Filed under: Flash Forward, Future of TV, Kvetch, Lost, Stuff I Like, the biz, V — petertypingfaster @ 11:37 am

Following up on my post here I figured I’d link to another article that talks about the problems with serialized shows and hiatuses.

Serialized TV shows are a double-edged sword.

In success they can be compelling, edge-of-your-seat appointment viewing for fans who hang on every development. But in failure they can become a network’s albatross — a twisty, continuing mystery that demands commitment even when viewers have lost interest.

That’s the nature of serialized dramas. They’re high risk, but high reward. If you manage to really lock in an audience, the majority of them will stick around for the long haul. It’s these types of properties that sell extremely well on DVD, as well as enjoying success on other platforms. The fans are passionate enough about the series that they’ll follow it anywhere.

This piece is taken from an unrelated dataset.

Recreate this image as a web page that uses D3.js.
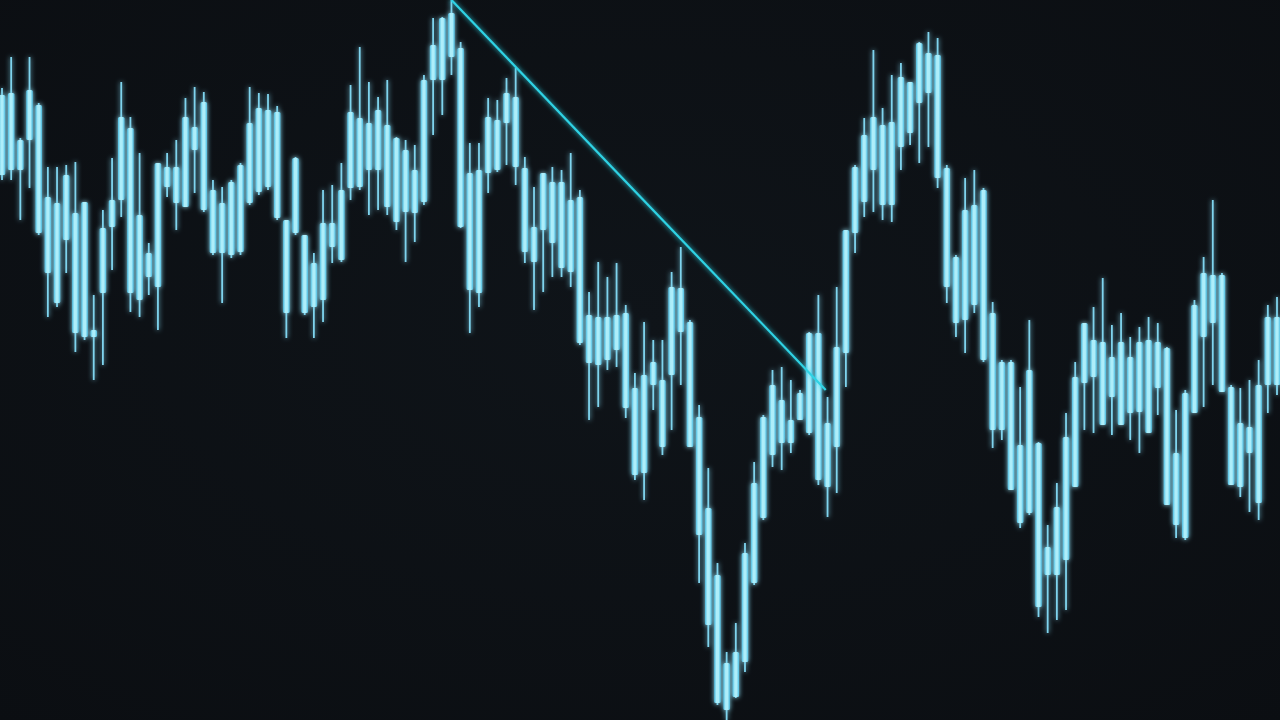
<!DOCTYPE html>
<html>
<head>
<meta charset="utf-8">
<script src="https://cdn.jsdelivr.net/npm/d3@7"></script>
<style>
  html, body { margin: 0; padding: 0; background: #0d1116; overflow: hidden; }
  svg { display: block; }
</style>
</head>
<body>
<svg id="chart" width="1280" height="720"></svg>
<script>
// ---- Data (price units) ----
const openVals = [
  545,550,580,580,615,523,517,480,507,383,
  390,427,493,520,592,505,467,433,533,553,
  513,570,618,530,517,465,468,517,528,533,
  608,500,487,485,457,420,473,460,532,602,
  550,550,595,582,570,550,518,640,640,663,
  672,547,427,547,600,597,623,552,493,490,
  538,538,520,523,405,403,360,370,407,332,
  247,335,340,345,388,398,303,212,145,57,
  23,58,137,202,265,320,300,300,287,387,
  297,273,367,487,518,550,595,515,573,587,
  617,627,665,552,463,400,415,530,407,358,
  358,275,207,277,173,145,160,233,337,380,
  378,323,378,363,308,380,332,372,267,182,
  307,383,397,445,333,297,267,335,335,335
];
const highVals = [
  632,663,582,663,617,553,553,555,558,518,
  425,510,562,638,603,567,477,557,567,580,
  622,633,628,540,533,540,557,633,627,626,
  614,500,563,485,467,530,535,557,635,673,
  638,623,640,583,580,575,645,702,703,720,
  678,577,577,622,620,642,652,563,533,547,
  553,550,567,530,428,458,443,457,415,347,
  398,380,380,448,473,400,315,252,157,68,
  97,177,258,305,350,353,340,330,388,425,
  323,433,490,555,602,670,612,645,657,638,
  678,688,682,555,465,542,550,532,418,360,
  360,333,400,278,195,237,307,358,397,413,
  442,395,407,383,393,403,397,373,310,330,
  420,463,520,447,335,332,340,360,415,423
];
const lowVals = [
  540,540,500,532,485,403,413,447,368,380,
  340,355,450,503,408,403,425,390,523,490,
  513,527,508,465,417,462,465,515,525,530,
  500,382,485,405,382,398,457,458,520,530,
  505,510,505,490,458,478,515,585,605,645,
  492,387,413,527,548,555,535,457,410,428,
  443,443,433,375,300,313,350,353,302,240,
  220,310,265,290,335,273,137,73,15,0,
  22,48,135,200,253,250,267,300,285,235,
  203,227,333,467,503,508,500,498,550,575,
  557,573,532,417,383,367,407,358,272,280,
  230,192,205,103,87,100,110,233,290,287,
  295,285,295,280,267,287,305,215,182,180,
  307,313,335,328,235,223,208,200,307,325
];
const closeVals = [
  625,627,550,630,487,447,417,545,387,518,
  383,492,520,603,427,420,443,557,553,517,
  603,593,510,467,467,538,555,597,612,610,
  502,407,562,407,413,497,497,530,608,533,
  597,610,513,498,508,507,640,675,702,707,
  493,430,550,603,550,627,553,468,458,547,
  477,452,448,377,357,355,403,405,312,245,
  345,358,273,433,432,273,185,95,17,10,
  68,167,237,303,335,277,277,327,387,240,
  233,373,490,553,585,603,515,598,643,638,
  677,667,542,433,397,510,515,360,290,290,
  230,197,350,113,145,213,283,343,397,343,
  295,363,295,307,378,287,378,215,195,327,
  415,447,445,328,235,233,293,217,403,403
];
// Trend line anchors: [candle index, price]
const trendIdx = [49, 89.8];
const trendPrice = [720, 330];

// ---- Build ----
const W = 1280, H = 720;
const n = highVals.length;
const candles = d3.range(n).map(i => ({
  i, o: openVals[i], h: highVals[i], l: lowVals[i], c: closeVals[i]
}));

const x = d3.scaleLinear().domain([0, n - 1]).range([2, 1277]);
const y = d3.scaleLinear().domain([0, 720]).range([H, 0]);

const svg = d3.select("#chart");
const defs = svg.append("defs");

const bg = defs.append("radialGradient").attr("id", "bg")
  .attr("cx", "50%").attr("cy", "45%").attr("r", "75%");
bg.append("stop").attr("offset", "0%").attr("stop-color", "#0f1419");
bg.append("stop").attr("offset", "100%").attr("stop-color", "#0b0e12");

const bodyGrad = defs.append("linearGradient").attr("id", "body")
  .attr("x1", "0%").attr("x2", "100%").attr("y1", "0%").attr("y2", "0%");
bodyGrad.append("stop").attr("offset", "0%").attr("stop-color", "#4cbde2");
bodyGrad.append("stop").attr("offset", "35%").attr("stop-color", "#aeeefa");
bodyGrad.append("stop").attr("offset", "65%").attr("stop-color", "#aeeefa");
bodyGrad.append("stop").attr("offset", "100%").attr("stop-color", "#4cbde2");

const glow = defs.append("filter").attr("id", "glow")
  .attr("x", "-50%").attr("y", "-20%").attr("width", "200%").attr("height", "140%");
glow.append("feGaussianBlur").attr("stdDeviation", 2.5).attr("result", "b");
const m = glow.append("feMerge");
m.append("feMergeNode").attr("in", "b");
m.append("feMergeNode").attr("in", "SourceGraphic");

svg.append("rect").attr("width", W).attr("height", H).attr("fill", "url(#bg)");

const g = svg.append("g").attr("filter", "url(#glow)");
const bodyW = 6.5;

const cg = g.selectAll("g.candle").data(candles).join("g").attr("class", "candle");
cg.append("line")
  .attr("x1", d => x(d.i)).attr("x2", d => x(d.i))
  .attr("y1", d => y(d.h)).attr("y2", d => y(d.l))
  .attr("stroke", "#7fd4ee").attr("stroke-width", 1.8);
cg.append("rect")
  .attr("x", d => x(d.i) - bodyW / 2)
  .attr("width", bodyW)
  .attr("y", d => y(Math.max(d.o, d.c)))
  .attr("height", d => Math.max(1.5, Math.abs(y(d.o) - y(d.c))))
  .attr("rx", 1.5)
  .attr("fill", "url(#body)");

const line = d3.line().x(d => x(d[0])).y(d => y(d[1]));
svg.append("path")
  .datum(trendIdx.map((t, k) => [t, trendPrice[k]]))
  .attr("d", line)
  .attr("fill", "none")
  .attr("stroke", "#2fd2e4")
  .attr("stroke-width", 2.2)
  .attr("filter", "url(#glow)");
</script>
</body>
</html>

The risk comes from the fact that it’s so hard to hook them initially, and even if you manage to hook them there’s no guarantee that they’ll stick around if the show runs into trouble. If the show goes on a long hiatus then there’s even less chance that the audience will return.

Here are three examples:

1) ABC’s FlashForward, which got a splashy push last summer, premiered strongly with 12.5 million viewers in September. But slow pacing led fans to tire quickly, two top producers exited, and by early December, its audience faded. When the show returned last week after three months off, just 6.5 million showed up.

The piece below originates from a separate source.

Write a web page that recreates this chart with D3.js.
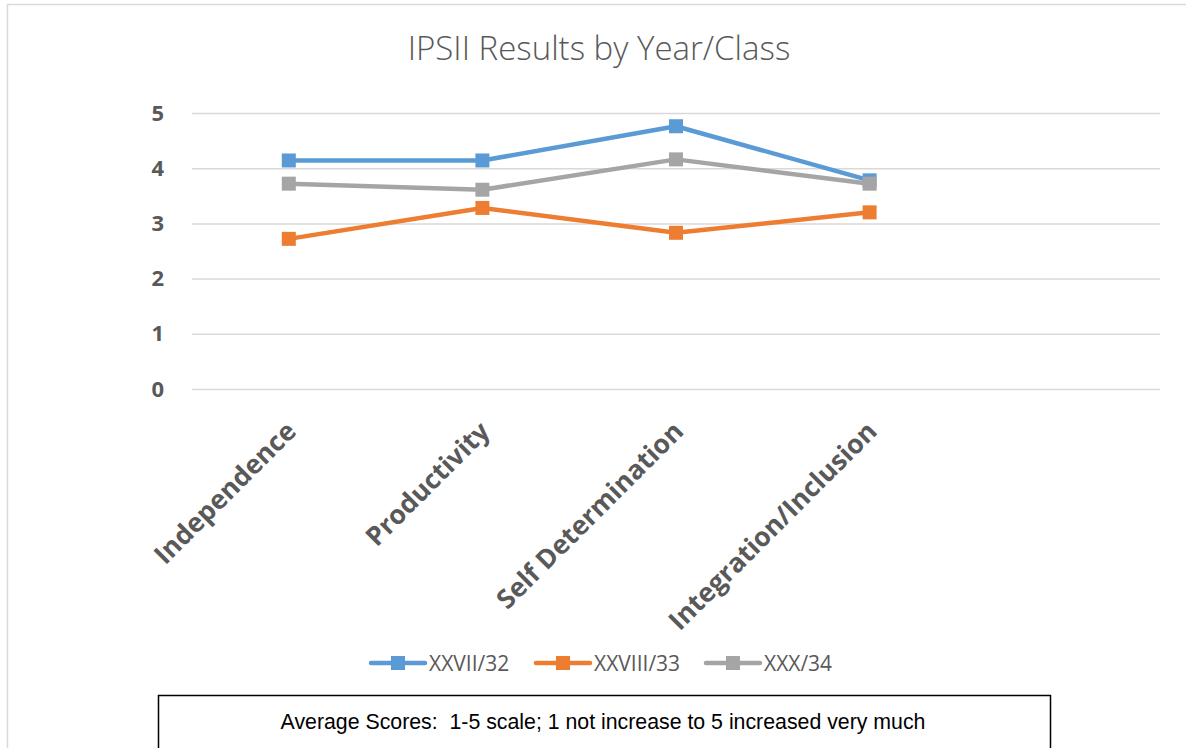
<!DOCTYPE html>
<html>
<head>
<meta charset="utf-8">
<script src="https://cdn.jsdelivr.net/npm/d3@7"></script>
<style>
  body { margin: 0; background: #fff; }
  text { font-family: "Open Sans", "Liberation Sans", sans-serif; }
</style>
</head>
<body>
<div id="chart"></div>
<script>
// Chart values
var categories = ["Independence", "Productivity", "Self Determination", "Integration/Inclusion", ""];
var seriesNames = ["XXVII/32", "XXVIII/33", "XXX/34"];
var xxvii = [4.14, 4.14, 4.76, 3.78];
var xxviii = [2.72, 3.28, 2.83, 3.2];
var xxx = [3.72, 3.61, 4.16, 3.72];
var yTicks = [0, 1, 2, 3, 4, 5];
var colors = ["#5b9bd5", "#ed7d31", "#a5a5a5"];

var svgWidth = 1186;
var svgHeight = 748;

var margin = { top: 113, right: 26, bottom: 359, left: 192 };
var width = svgWidth - margin.left - margin.right;
var height = svgHeight - margin.top - margin.bottom;

var svg = d3.select("#chart")
  .append("svg")
  .attr("width", svgWidth)
  .attr("height", svgHeight);

// outer chart border
svg.append("rect")
  .attr("x", 7.5).attr("y", 4.5)
  .attr("width", svgWidth).attr("height", svgHeight)
  .attr("fill", "none")
  .attr("stroke", "#d9d9d9")
  .attr("stroke-width", 1.5);

svg.append("text")
  .attr("x", 599)
  .attr("y", 60)
  .attr("text-anchor", "middle")
  .attr("fill", "#595959")
  .style("font-size", "33px")
  .style("font-weight", 300)
  .text("IPSII Results by Year/Class");

var chartGroup = svg.append("g")
  .attr("transform", `translate(${margin.left}, ${margin.top})`);

var xScale = d3.scaleBand().domain(categories).range([0, width]);
var yScale = d3.scaleLinear().domain([0, 5]).range([height, 0]);

// gridlines
var yAxis = d3.axisLeft(yScale).tickValues(yTicks).tickSize(-width).tickPadding(28).tickFormat(d3.format("d"));
var yg = chartGroup.append("g").call(yAxis);
yg.select(".domain").remove();
yg.selectAll(".tick line").attr("stroke", "#d9d9d9").attr("stroke-width", 1.5);
yg.selectAll(".tick text")
  .attr("fill", "#595959")
  .style("font-size", "22px")
  .style("font-weight", "bold");

// category labels rotated
var xAxis = d3.axisBottom(xScale).tickSize(0).tickPadding(0);
var xg = chartGroup.append("g")
  .attr("transform", `translate(0, ${height})`)
  .call(xAxis);
xg.select(".domain").remove();
xg.selectAll(".tick text")
  .attr("text-anchor", "end")
  .attr("dy", "0")
  .attr("transform", "translate(9, 44) rotate(-45)")
  .attr("fill", "#595959")
  .style("font-size", "26.5px")
  .style("font-weight", "bold");

var allSeries = [xxvii, xxviii, xxx];

var line = d3.line()
  .x(function(d, i) { return xScale(categories[i]) + xScale.bandwidth() / 2; })
  .y(function(d) { return yScale(d); });

allSeries.forEach(function(values, s) {
  chartGroup.append("path")
    .datum(values)
    .attr("fill", "none")
    .attr("stroke", colors[s])
    .attr("stroke-width", 4.5)
    .attr("stroke-linejoin", "round")
    .attr("d", line);

  chartGroup.selectAll(".m" + s)
    .data(values)
    .enter()
    .append("rect")
    .attr("class", "m" + s)
    .attr("x", function(d, i) { return xScale(categories[i]) + xScale.bandwidth() / 2 - 7; })
    .attr("y", function(d) { return yScale(d) - 7; })
    .attr("width", 14)
    .attr("height", 14)
    .attr("fill", colors[s]);
});

// legend
var legendX = [371, 536, 706];
var legend = svg.append("g").attr("transform", "translate(0, 663)");
seriesNames.forEach(function(name, s) {
  var g = legend.append("g").attr("transform", `translate(${legendX[s]}, 0)`);
  g.append("line")
    .attr("x1", 0).attr("x2", 54)
    .attr("y1", 0).attr("y2", 0)
    .attr("stroke", colors[s])
    .attr("stroke-width", 4.5)
    .attr("stroke-linecap", "round");
  g.append("rect")
    .attr("x", 20).attr("y", -7)
    .attr("width", 14).attr("height", 14)
    .attr("fill", colors[s]);
  g.append("text")
    .attr("x", 58)
    .attr("y", 8)
    .attr("fill", "#595959")
    .style("font-size", "21px")
    .text(name);
});

// note box
svg.append("rect")
  .attr("x", 158.5).attr("y", 695.5)
  .attr("width", 892).attr("height", 60)
  .attr("fill", "#fff")
  .attr("stroke", "#000")
  .attr("stroke-width", 1.5);

svg.append("text")
  .attr("x", 603)
  .attr("y", 729)
  .attr("text-anchor", "middle")
  .attr("fill", "#000")
  .style("font-family", "'Liberation Sans Narrow', 'Liberation Sans', sans-serif")
  .style("font-size", "21.3px")
  .style("white-space", "pre")
  .text("Average Scores:  1-5 scale; 1 not increase to 5 increased very much");
</script>
</body>
</html>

2) NBC’s Heroes is a case study on how the hottest show can collapse. A writers strike in late 2007 forced an abrupt end to its second season and a nine-month gap to a third. That, combined with what critics saw as runaway plotlines, led to a ratings collapse. Last month, the series ended what’s most likely its final season with one-fourth of its peak audience.

3) CW’s Gossip Girl returned from a three-month absence March 8 with a record-low 1.7 million viewers, though the teen soap has already been renewed for a fourth season.

The audience is a fickle beast, and with so many emerging media options vying for their attention you’re better off not giving them any excuse to leave.